Records for the exercise:

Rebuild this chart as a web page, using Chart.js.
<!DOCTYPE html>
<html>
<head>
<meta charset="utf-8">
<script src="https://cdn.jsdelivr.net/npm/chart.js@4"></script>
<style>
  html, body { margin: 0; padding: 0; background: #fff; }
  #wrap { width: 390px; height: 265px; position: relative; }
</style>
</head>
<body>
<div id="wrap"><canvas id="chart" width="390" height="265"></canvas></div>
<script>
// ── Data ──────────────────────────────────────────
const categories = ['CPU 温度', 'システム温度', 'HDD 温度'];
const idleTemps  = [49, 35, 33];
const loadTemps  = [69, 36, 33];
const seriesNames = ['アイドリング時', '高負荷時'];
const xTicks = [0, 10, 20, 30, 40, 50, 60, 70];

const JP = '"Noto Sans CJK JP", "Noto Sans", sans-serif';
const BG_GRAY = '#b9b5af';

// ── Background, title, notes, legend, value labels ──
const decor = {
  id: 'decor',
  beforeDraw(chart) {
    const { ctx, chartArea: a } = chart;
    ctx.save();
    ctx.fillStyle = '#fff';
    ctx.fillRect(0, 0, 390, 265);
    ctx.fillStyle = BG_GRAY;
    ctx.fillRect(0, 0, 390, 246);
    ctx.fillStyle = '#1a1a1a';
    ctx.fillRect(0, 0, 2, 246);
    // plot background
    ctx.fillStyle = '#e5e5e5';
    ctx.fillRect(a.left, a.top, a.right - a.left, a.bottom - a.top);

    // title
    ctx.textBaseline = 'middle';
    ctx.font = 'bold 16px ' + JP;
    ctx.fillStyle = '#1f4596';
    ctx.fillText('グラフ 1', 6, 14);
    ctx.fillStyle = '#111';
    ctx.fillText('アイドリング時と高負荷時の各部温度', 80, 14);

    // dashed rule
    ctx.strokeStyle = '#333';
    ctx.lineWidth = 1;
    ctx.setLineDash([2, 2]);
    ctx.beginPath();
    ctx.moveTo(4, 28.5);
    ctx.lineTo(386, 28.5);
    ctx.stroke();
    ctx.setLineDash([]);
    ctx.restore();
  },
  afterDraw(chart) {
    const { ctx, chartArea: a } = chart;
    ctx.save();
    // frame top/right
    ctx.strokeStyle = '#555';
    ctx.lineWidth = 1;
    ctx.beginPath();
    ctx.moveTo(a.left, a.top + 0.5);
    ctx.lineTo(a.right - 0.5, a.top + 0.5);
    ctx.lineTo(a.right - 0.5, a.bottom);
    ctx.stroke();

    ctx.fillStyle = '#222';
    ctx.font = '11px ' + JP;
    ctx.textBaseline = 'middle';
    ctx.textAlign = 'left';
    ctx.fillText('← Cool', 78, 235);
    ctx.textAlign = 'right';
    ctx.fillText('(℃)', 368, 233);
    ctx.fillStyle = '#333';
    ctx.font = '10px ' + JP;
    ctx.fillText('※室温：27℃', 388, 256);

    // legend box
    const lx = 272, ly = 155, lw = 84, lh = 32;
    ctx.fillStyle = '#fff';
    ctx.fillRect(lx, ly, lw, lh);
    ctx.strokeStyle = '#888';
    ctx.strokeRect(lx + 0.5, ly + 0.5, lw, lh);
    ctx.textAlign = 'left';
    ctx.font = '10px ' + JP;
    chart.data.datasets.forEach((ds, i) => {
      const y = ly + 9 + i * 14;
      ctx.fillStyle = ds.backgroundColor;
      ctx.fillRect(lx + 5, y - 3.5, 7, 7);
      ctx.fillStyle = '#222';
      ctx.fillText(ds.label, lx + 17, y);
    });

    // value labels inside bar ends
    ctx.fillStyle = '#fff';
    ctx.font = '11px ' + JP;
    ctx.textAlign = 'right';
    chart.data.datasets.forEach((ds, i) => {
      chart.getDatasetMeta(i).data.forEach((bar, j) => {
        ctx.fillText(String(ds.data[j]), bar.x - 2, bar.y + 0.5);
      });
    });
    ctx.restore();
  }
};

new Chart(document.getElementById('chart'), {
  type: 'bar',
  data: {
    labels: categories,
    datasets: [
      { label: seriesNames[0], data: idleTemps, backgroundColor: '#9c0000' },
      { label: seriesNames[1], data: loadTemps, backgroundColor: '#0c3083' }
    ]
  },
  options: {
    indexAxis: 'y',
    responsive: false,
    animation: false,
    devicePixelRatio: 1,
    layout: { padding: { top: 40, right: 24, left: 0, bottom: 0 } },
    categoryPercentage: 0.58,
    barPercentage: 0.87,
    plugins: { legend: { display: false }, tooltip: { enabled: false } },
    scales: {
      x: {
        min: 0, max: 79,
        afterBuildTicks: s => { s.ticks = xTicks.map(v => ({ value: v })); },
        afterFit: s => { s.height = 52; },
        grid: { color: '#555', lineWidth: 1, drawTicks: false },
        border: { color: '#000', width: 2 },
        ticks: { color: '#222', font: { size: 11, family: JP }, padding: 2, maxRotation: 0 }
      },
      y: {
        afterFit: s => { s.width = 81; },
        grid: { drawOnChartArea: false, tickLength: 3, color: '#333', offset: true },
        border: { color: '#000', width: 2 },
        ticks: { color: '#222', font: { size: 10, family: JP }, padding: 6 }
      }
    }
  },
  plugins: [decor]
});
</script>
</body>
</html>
==
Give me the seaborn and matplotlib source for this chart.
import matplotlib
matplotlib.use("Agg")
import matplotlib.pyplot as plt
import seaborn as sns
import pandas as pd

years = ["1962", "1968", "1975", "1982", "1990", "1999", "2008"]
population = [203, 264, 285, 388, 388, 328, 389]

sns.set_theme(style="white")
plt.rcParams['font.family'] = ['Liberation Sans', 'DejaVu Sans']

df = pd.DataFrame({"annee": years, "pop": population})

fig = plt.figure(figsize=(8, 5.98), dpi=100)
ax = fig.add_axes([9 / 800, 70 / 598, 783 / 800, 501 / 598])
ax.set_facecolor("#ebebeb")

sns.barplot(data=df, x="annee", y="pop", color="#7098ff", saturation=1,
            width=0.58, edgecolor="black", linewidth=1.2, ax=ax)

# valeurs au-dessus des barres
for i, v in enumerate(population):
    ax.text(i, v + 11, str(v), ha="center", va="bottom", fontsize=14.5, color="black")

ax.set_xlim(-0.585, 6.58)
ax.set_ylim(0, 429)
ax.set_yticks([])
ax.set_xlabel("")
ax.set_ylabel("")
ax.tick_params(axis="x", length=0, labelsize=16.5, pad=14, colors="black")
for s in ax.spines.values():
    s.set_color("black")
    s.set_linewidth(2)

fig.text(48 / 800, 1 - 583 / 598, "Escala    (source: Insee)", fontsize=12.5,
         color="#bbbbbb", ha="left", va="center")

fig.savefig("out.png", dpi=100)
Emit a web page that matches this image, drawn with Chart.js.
==
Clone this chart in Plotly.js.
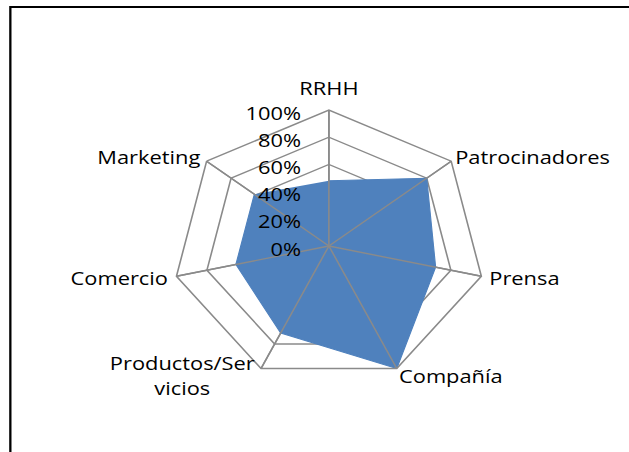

Goal:
Retype the portion of the data above that starts on the line with "Rebuild this chart" and finishes on the line with "ctx.fillText('アイドリング時と高負荷時の各部温度', 80, 14);", including both of those lines.

Completed exercise:
Rebuild this chart as a web page, using Chart.js.
<!DOCTYPE html>
<html>
<head>
<meta charset="utf-8">
<script src="https://cdn.jsdelivr.net/npm/chart.js@4"></script>
<style>
  html, body { margin: 0; padding: 0; background: #fff; }
  #wrap { width: 390px; height: 265px; position: relative; }
</style>
</head>
<body>
<div id="wrap"><canvas id="chart" width="390" height="265"></canvas></div>
<script>
// ── Data ──────────────────────────────────────────
const categories = ['CPU 温度', 'システム温度', 'HDD 温度'];
const idleTemps  = [49, 35, 33];
const loadTemps  = [69, 36, 33];
const seriesNames = ['アイドリング時', '高負荷時'];
const xTicks = [0, 10, 20, 30, 40, 50, 60, 70];

const JP = '"Noto Sans CJK JP", "Noto Sans", sans-serif';
const BG_GRAY = '#b9b5af';

// ── Background, title, notes, legend, value labels ──
const decor = {
  id: 'decor',
  beforeDraw(chart) {
    const { ctx, chartArea: a } = chart;
    ctx.save();
    ctx.fillStyle = '#fff';
    ctx.fillRect(0, 0, 390, 265);
    ctx.fillStyle = BG_GRAY;
    ctx.fillRect(0, 0, 390, 246);
    ctx.fillStyle = '#1a1a1a';
    ctx.fillRect(0, 0, 2, 246);
    // plot background
    ctx.fillStyle = '#e5e5e5';
    ctx.fillRect(a.left, a.top, a.right - a.left, a.bottom - a.top);

    // title
    ctx.textBaseline = 'middle';
    ctx.font = 'bold 16px ' + JP;
    ctx.fillStyle = '#1f4596';
    ctx.fillText('グラフ 1', 6, 14);
    ctx.fillStyle = '#111';
    ctx.fillText('アイドリング時と高負荷時の各部温度', 80, 14);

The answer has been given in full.